I found the first three pages of obvious anti-Bush rhetoric in the most recent issue of Firestorm to be over the top. I don't expect comic creators to keep all their personal politics out of their work, nor do I expect them all to agree with my own politics. But this issue had a campaign speech that was irrelevant to the plot, and just served, in my mind, to try to convince readers/voters how bad the present administration is, published four weeks before the election in our real world. It had nothing to do with what's actually going on in the DCU of late, it was all about Iraq, Katrina and Halliburton, without using those words.
Here's a quote:
I don't think this is what I pay for in a comic. At least make the political elements relevant to the story, and true to the history of the imaginary world.Lorraine Reilly, Firestorm #30: When my father was young, they had a saying: Never trust anyone over thirty. It sounds silly but it was a very serious response to the times. Back then, a group of older men had a stranglehold on the federal government.
Today, a new group of men controls all the branches of the federal government. Men of power. They lie to us about weapons of mass destruction.
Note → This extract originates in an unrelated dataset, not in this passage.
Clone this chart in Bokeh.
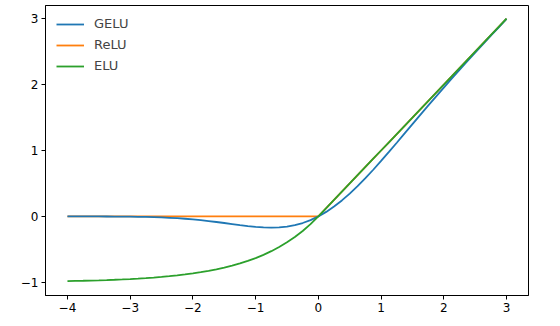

They ruin crucial government agencies with shameless cronyism, then watch as our cities flood and die. They preach morality while they steal our jobs and bankrupt our future, little by little all the while grabbing more and more money for themselves.
Stuart Moore might as well have just replaced this scene with a blank page that said:
We interrupt regularly scheduled programming for the following announcement: Stuart Moore wishes to express his fondest hope that you will elect Democrats four weeks from now. We now return to Firestorm The Nuclear Man, already in progress.